Your goal: How many lines in the entries below include the string "matplotlib"? Answer with the number only.

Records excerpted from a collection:
---

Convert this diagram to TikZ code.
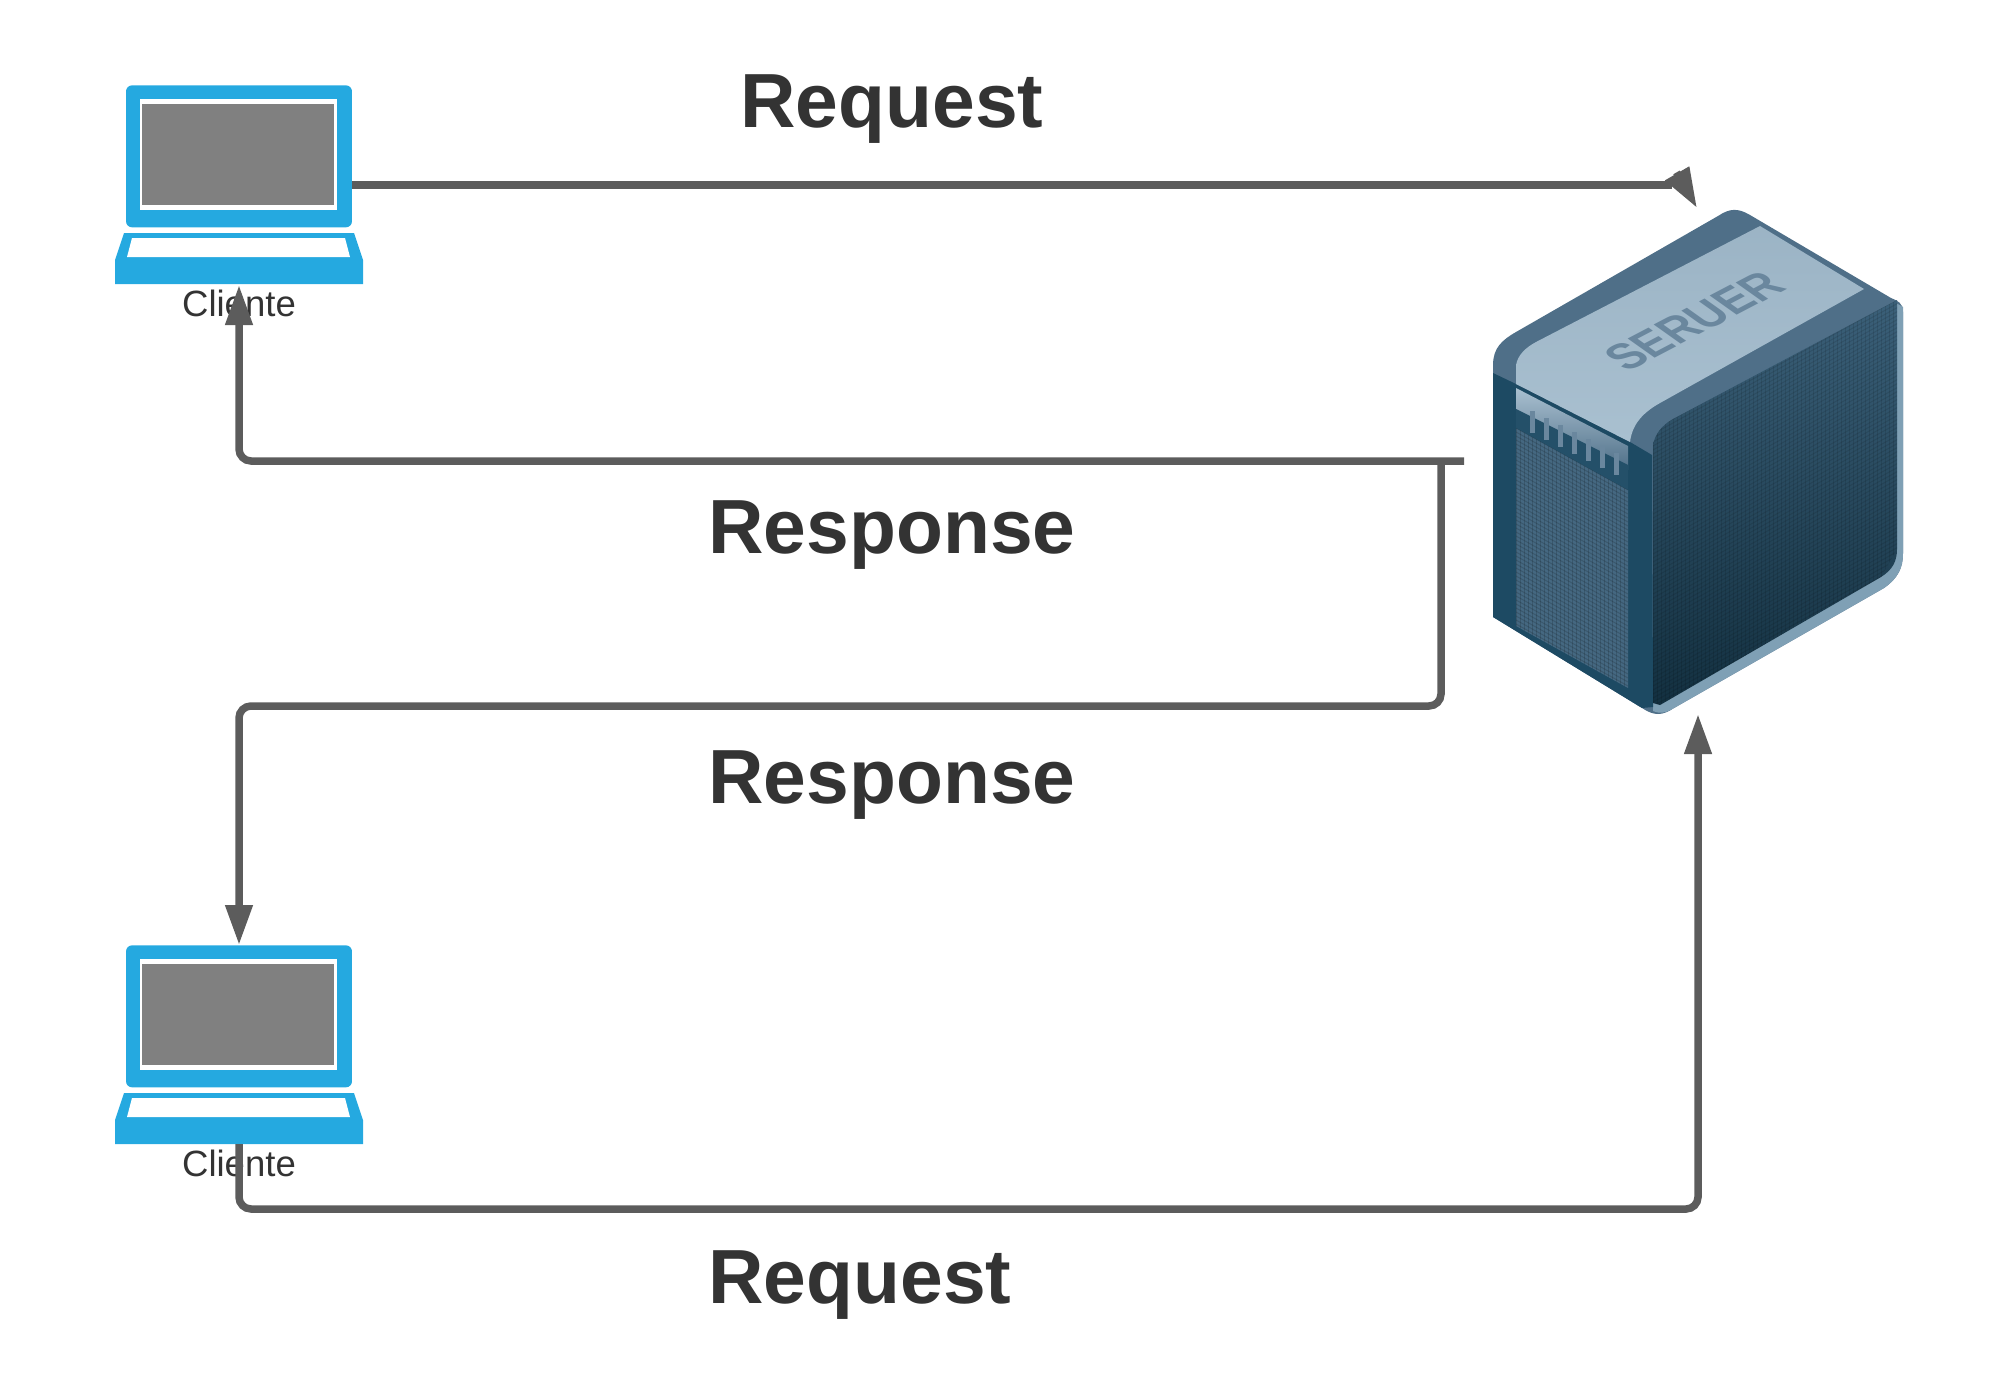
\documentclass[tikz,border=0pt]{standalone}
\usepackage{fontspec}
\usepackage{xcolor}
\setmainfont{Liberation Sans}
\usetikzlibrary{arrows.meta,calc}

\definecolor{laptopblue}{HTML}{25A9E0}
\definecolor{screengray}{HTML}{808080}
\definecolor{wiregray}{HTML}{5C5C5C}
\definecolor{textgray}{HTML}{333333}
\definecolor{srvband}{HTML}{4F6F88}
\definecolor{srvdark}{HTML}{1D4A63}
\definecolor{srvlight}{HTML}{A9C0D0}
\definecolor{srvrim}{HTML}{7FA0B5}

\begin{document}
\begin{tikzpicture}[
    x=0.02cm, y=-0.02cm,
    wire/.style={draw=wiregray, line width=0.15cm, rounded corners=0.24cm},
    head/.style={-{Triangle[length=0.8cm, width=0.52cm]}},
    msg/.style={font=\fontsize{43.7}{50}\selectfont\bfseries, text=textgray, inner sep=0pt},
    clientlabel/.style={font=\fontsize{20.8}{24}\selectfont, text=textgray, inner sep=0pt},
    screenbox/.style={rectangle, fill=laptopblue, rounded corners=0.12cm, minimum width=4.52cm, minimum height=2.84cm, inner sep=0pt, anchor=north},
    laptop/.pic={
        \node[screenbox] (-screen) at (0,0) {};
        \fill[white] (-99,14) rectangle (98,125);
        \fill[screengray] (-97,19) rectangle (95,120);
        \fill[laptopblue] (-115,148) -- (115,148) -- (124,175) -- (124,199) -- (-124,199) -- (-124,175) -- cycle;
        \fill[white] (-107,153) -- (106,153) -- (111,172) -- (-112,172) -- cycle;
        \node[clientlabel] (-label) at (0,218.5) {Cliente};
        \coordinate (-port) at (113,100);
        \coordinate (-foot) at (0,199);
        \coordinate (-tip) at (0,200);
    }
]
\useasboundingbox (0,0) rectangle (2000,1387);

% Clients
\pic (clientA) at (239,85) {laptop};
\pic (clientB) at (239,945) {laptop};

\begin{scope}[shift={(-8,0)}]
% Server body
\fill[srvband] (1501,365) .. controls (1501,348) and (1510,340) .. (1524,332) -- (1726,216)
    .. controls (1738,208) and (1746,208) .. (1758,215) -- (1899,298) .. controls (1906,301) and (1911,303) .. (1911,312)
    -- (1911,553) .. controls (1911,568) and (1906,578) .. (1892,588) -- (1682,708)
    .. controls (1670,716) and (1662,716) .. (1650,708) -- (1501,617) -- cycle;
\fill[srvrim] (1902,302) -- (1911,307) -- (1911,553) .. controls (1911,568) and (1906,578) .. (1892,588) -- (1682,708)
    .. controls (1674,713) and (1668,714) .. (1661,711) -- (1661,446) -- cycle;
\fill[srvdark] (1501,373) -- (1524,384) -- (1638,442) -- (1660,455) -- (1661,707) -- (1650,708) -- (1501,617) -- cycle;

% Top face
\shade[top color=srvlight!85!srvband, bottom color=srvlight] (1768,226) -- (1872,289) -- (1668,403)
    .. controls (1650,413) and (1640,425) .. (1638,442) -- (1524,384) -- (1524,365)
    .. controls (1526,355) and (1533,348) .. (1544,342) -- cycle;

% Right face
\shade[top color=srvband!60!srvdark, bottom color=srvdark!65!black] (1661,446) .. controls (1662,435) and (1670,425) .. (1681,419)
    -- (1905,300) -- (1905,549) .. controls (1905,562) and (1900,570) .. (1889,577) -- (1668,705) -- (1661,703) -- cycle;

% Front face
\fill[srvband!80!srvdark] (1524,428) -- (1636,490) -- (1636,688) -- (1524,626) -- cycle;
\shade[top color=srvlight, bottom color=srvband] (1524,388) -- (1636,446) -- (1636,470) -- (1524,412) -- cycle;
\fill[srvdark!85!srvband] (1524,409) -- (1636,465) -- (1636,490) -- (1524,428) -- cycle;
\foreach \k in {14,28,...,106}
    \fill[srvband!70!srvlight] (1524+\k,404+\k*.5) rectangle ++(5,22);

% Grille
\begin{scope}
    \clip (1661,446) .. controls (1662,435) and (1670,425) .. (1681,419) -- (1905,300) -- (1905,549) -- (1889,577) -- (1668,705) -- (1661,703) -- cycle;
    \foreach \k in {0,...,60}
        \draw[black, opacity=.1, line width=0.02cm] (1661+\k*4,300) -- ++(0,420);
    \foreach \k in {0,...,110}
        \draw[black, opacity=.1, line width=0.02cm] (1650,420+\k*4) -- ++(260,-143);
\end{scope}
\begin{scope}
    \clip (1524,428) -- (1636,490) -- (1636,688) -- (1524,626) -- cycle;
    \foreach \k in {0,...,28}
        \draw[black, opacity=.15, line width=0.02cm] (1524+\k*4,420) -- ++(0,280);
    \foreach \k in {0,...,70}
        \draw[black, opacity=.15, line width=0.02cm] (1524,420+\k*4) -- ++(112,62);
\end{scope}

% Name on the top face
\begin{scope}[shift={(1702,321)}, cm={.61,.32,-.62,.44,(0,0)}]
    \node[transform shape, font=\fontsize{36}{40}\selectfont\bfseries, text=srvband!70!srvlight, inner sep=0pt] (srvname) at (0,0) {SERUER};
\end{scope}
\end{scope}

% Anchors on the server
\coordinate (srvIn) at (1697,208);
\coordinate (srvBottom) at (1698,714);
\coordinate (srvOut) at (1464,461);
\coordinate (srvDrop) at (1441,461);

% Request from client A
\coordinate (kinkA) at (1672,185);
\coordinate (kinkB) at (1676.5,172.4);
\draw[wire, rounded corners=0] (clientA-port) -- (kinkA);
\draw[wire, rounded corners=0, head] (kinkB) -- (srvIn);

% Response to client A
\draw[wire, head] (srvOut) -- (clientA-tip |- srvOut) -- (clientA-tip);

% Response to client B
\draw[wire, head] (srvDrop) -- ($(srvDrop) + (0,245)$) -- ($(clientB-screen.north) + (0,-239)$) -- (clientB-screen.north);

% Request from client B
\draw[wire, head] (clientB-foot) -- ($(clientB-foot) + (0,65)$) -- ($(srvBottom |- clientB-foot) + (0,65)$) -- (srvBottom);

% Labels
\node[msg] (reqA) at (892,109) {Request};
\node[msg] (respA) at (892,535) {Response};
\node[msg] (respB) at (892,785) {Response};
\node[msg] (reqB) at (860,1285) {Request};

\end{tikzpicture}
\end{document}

---

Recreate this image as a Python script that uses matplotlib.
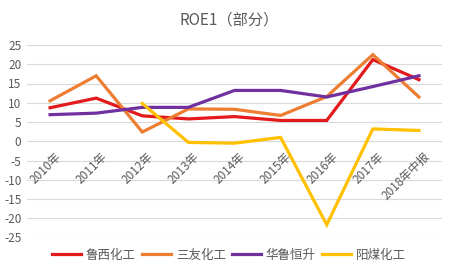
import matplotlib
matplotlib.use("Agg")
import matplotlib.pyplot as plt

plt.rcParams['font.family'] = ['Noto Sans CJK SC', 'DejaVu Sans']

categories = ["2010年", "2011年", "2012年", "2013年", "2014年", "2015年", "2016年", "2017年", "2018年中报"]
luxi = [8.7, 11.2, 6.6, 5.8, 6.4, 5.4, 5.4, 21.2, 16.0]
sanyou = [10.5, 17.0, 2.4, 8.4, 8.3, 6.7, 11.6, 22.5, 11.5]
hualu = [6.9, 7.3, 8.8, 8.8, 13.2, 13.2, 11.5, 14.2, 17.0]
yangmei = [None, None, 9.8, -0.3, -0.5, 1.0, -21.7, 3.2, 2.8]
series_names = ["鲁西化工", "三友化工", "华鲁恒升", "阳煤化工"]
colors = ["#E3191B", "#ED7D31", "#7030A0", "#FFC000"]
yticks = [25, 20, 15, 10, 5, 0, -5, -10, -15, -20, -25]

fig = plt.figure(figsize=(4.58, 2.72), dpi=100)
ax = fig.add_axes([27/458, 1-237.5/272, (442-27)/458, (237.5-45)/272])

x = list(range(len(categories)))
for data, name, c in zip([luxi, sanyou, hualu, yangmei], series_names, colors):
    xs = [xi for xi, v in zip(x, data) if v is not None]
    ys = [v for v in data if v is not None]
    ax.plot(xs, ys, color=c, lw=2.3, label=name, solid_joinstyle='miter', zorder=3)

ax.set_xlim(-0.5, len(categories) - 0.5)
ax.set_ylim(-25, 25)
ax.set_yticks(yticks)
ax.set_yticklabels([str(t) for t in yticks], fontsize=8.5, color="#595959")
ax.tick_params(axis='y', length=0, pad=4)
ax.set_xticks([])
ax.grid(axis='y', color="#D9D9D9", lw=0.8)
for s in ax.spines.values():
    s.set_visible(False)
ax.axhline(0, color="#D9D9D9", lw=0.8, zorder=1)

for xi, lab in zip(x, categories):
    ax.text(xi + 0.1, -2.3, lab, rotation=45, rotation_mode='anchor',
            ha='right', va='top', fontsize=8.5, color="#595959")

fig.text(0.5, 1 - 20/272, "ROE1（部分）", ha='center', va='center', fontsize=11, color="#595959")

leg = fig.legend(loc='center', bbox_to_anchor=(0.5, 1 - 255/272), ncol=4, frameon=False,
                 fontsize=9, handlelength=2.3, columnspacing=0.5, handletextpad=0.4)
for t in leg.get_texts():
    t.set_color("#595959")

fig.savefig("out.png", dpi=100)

---

The reply: 4